The listing below should be printed exactly, every line of it. Skip the pictures.

=-=-=

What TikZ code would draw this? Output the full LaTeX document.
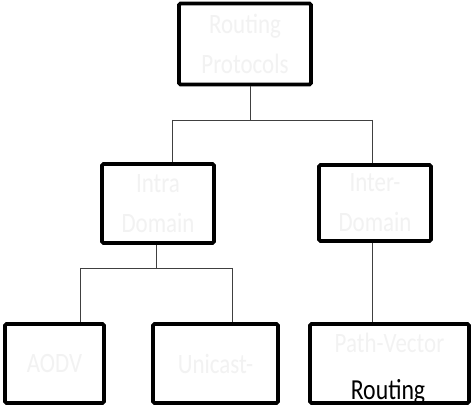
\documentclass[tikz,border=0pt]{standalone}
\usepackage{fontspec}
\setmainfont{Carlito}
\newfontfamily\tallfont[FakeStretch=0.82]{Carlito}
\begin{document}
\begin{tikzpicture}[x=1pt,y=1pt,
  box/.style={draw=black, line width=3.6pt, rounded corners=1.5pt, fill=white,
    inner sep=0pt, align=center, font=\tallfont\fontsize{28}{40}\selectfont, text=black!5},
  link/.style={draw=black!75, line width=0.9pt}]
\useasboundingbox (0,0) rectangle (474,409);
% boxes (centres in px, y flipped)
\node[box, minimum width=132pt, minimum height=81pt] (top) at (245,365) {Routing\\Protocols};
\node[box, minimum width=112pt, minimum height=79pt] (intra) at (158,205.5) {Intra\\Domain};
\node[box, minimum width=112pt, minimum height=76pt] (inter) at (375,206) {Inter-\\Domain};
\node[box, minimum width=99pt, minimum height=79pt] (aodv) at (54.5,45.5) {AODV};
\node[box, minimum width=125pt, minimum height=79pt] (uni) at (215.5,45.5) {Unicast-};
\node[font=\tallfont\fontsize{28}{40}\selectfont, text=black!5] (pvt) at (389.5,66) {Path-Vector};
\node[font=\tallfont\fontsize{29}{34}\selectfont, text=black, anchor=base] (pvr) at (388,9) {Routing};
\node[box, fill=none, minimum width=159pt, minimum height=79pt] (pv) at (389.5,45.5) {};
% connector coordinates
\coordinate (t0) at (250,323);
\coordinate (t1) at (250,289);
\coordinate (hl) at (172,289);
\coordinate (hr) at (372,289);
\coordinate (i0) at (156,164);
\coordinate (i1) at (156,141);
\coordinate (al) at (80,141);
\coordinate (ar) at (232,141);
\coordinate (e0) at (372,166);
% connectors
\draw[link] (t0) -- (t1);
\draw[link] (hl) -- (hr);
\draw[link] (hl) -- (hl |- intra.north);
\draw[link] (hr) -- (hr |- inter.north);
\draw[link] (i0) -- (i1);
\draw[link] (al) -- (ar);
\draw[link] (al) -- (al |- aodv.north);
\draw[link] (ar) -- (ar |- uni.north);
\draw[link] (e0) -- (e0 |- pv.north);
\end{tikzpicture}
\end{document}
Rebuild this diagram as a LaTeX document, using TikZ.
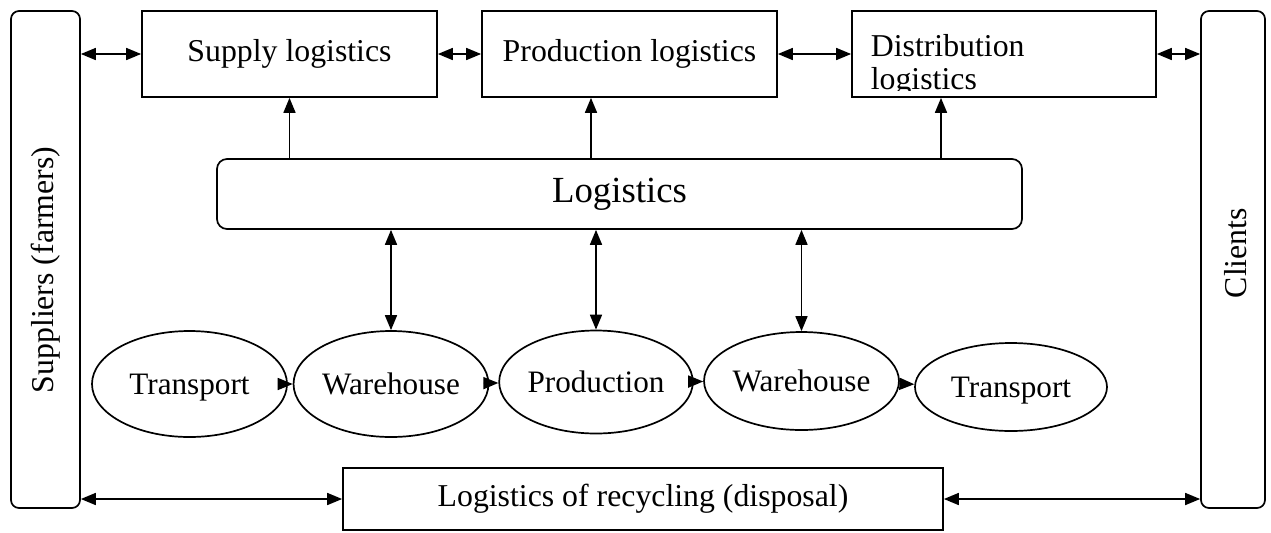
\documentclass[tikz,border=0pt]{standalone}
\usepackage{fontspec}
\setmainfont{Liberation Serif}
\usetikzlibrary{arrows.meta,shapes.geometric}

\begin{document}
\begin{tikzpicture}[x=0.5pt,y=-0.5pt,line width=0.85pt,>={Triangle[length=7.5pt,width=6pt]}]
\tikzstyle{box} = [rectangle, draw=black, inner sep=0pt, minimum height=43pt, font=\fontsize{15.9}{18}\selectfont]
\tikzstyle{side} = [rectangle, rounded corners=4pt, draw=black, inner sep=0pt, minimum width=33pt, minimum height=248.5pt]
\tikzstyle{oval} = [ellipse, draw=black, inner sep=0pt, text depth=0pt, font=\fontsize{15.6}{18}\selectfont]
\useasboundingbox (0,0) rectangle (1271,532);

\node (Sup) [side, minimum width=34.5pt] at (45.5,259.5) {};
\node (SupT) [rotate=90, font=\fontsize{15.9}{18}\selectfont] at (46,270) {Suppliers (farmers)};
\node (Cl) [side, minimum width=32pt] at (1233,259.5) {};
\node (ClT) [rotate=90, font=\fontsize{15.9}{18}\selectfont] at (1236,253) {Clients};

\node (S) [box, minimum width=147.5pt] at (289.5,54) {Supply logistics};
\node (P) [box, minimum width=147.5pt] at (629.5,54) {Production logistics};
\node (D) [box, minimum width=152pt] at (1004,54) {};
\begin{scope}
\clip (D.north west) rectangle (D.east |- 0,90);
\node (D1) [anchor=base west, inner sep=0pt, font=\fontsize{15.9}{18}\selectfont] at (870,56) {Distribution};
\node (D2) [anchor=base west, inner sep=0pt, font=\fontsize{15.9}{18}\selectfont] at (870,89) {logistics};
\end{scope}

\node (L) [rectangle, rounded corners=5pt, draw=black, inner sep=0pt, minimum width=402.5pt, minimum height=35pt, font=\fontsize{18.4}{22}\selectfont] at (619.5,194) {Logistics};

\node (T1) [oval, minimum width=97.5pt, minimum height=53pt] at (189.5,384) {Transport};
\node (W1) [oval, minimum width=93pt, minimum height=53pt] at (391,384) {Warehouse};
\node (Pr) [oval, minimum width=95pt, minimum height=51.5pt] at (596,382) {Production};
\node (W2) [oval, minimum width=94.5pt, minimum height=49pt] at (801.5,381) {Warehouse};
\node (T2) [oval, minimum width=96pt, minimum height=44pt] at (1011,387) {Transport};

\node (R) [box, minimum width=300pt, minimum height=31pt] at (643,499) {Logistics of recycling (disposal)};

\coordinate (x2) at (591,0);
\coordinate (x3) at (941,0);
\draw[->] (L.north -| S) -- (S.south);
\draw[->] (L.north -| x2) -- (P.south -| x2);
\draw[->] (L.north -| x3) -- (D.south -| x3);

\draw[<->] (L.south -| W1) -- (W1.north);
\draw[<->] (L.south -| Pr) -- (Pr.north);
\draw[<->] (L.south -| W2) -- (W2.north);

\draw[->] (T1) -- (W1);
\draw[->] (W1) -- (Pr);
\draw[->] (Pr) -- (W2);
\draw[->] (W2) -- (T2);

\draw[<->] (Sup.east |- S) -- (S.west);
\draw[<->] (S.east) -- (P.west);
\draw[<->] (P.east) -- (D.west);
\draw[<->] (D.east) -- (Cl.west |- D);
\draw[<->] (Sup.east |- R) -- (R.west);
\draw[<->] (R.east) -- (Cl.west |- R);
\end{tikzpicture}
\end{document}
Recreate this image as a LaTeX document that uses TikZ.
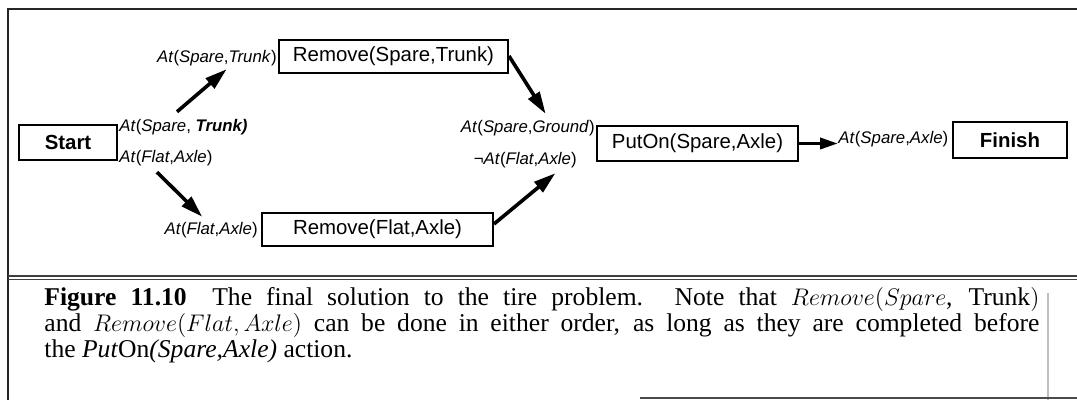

=-=-=

◆ RESPONSE BELOW
What TikZ code would draw this? Output the full LaTeX document.
\documentclass[tikz,border=0pt]{standalone}
\usepackage{fontspec}
\setmainfont{Carlito}
\newfontfamily\tallfont[FakeStretch=0.82]{Carlito}
\begin{document}
\begin{tikzpicture}[x=1pt,y=1pt,
  box/.style={draw=black, line width=3.6pt, rounded corners=1.5pt, fill=white,
    inner sep=0pt, align=center, font=\tallfont\fontsize{28}{40}\selectfont, text=black!5},
  link/.style={draw=black!75, line width=0.9pt}]
\useasboundingbox (0,0) rectangle (474,409);
% boxes (centres in px, y flipped)
\node[box, minimum width=132pt, minimum height=81pt] (top) at (245,365) {Routing\\Protocols};
\node[box, minimum width=112pt, minimum height=79pt] (intra) at (158,205.5) {Intra\\Domain};
\node[box, minimum width=112pt, minimum height=76pt] (inter) at (375,206) {Inter-\\Domain};
\node[box, minimum width=99pt, minimum height=79pt] (aodv) at (54.5,45.5) {AODV};
\node[box, minimum width=125pt, minimum height=79pt] (uni) at (215.5,45.5) {Unicast-};
\node[font=\tallfont\fontsize{28}{40}\selectfont, text=black!5] (pvt) at (389.5,66) {Path-Vector};
\node[font=\tallfont\fontsize{29}{34}\selectfont, text=black, anchor=base] (pvr) at (388,9) {Routing};
\node[box, fill=none, minimum width=159pt, minimum height=79pt] (pv) at (389.5,45.5) {};
% connector coordinates
\coordinate (t0) at (250,323);
\coordinate (t1) at (250,289);
\coordinate (hl) at (172,289);
\coordinate (hr) at (372,289);
\coordinate (i0) at (156,164);
\coordinate (i1) at (156,141);
\coordinate (al) at (80,141);
\coordinate (ar) at (232,141);
\coordinate (e0) at (372,166);
% connectors
\draw[link] (t0) -- (t1);
\draw[link] (hl) -- (hr);
\draw[link] (hl) -- (hl |- intra.north);
\draw[link] (hr) -- (hr |- inter.north);
\draw[link] (i0) -- (i1);
\draw[link] (al) -- (ar);
\draw[link] (al) -- (al |- aodv.north);
\draw[link] (ar) -- (ar |- uni.north);
\draw[link] (e0) -- (e0 |- pv.north);
\end{tikzpicture}
\end{document}
Rebuild this diagram as a LaTeX document, using TikZ.
\documentclass[tikz,border=0pt]{standalone}
\usepackage{fontspec}
\setmainfont{Liberation Serif}
\usetikzlibrary{arrows.meta,shapes.geometric}

\begin{document}
\begin{tikzpicture}[x=0.5pt,y=-0.5pt,line width=0.85pt,>={Triangle[length=7.5pt,width=6pt]}]
\tikzstyle{box} = [rectangle, draw=black, inner sep=0pt, minimum height=43pt, font=\fontsize{15.9}{18}\selectfont]
\tikzstyle{side} = [rectangle, rounded corners=4pt, draw=black, inner sep=0pt, minimum width=33pt, minimum height=248.5pt]
\tikzstyle{oval} = [ellipse, draw=black, inner sep=0pt, text depth=0pt, font=\fontsize{15.6}{18}\selectfont]
\useasboundingbox (0,0) rectangle (1271,532);

\node (Sup) [side, minimum width=34.5pt] at (45.5,259.5) {};
\node (SupT) [rotate=90, font=\fontsize{15.9}{18}\selectfont] at (46,270) {Suppliers (farmers)};
\node (Cl) [side, minimum width=32pt] at (1233,259.5) {};
\node (ClT) [rotate=90, font=\fontsize{15.9}{18}\selectfont] at (1236,253) {Clients};

\node (S) [box, minimum width=147.5pt] at (289.5,54) {Supply logistics};
\node (P) [box, minimum width=147.5pt] at (629.5,54) {Production logistics};
\node (D) [box, minimum width=152pt] at (1004,54) {};
\begin{scope}
\clip (D.north west) rectangle (D.east |- 0,90);
\node (D1) [anchor=base west, inner sep=0pt, font=\fontsize{15.9}{18}\selectfont] at (870,56) {Distribution};
\node (D2) [anchor=base west, inner sep=0pt, font=\fontsize{15.9}{18}\selectfont] at (870,89) {logistics};
\end{scope}

\node (L) [rectangle, rounded corners=5pt, draw=black, inner sep=0pt, minimum width=402.5pt, minimum height=35pt, font=\fontsize{18.4}{22}\selectfont] at (619.5,194) {Logistics};

\node (T1) [oval, minimum width=97.5pt, minimum height=53pt] at (189.5,384) {Transport};
\node (W1) [oval, minimum width=93pt, minimum height=53pt] at (391,384) {Warehouse};
\node (Pr) [oval, minimum width=95pt, minimum height=51.5pt] at (596,382) {Production};
\node (W2) [oval, minimum width=94.5pt, minimum height=49pt] at (801.5,381) {Warehouse};
\node (T2) [oval, minimum width=96pt, minimum height=44pt] at (1011,387) {Transport};

\node (R) [box, minimum width=300pt, minimum height=31pt] at (643,499) {Logistics of recycling (disposal)};

\coordinate (x2) at (591,0);
\coordinate (x3) at (941,0);
\draw[->] (L.north -| S) -- (S.south);
\draw[->] (L.north -| x2) -- (P.south -| x2);
\draw[->] (L.north -| x3) -- (D.south -| x3);

\draw[<->] (L.south -| W1) -- (W1.north);
\draw[<->] (L.south -| Pr) -- (Pr.north);
\draw[<->] (L.south -| W2) -- (W2.north);

\draw[->] (T1) -- (W1);
\draw[->] (W1) -- (Pr);
\draw[->] (Pr) -- (W2);
\draw[->] (W2) -- (T2);

\draw[<->] (Sup.east |- S) -- (S.west);
\draw[<->] (S.east) -- (P.west);
\draw[<->] (P.east) -- (D.west);
\draw[<->] (D.east) -- (Cl.west |- D);
\draw[<->] (Sup.east |- R) -- (R.west);
\draw[<->] (R.east) -- (Cl.west |- R);
\end{tikzpicture}
\end{document}
Recreate this image as a LaTeX document that uses TikZ.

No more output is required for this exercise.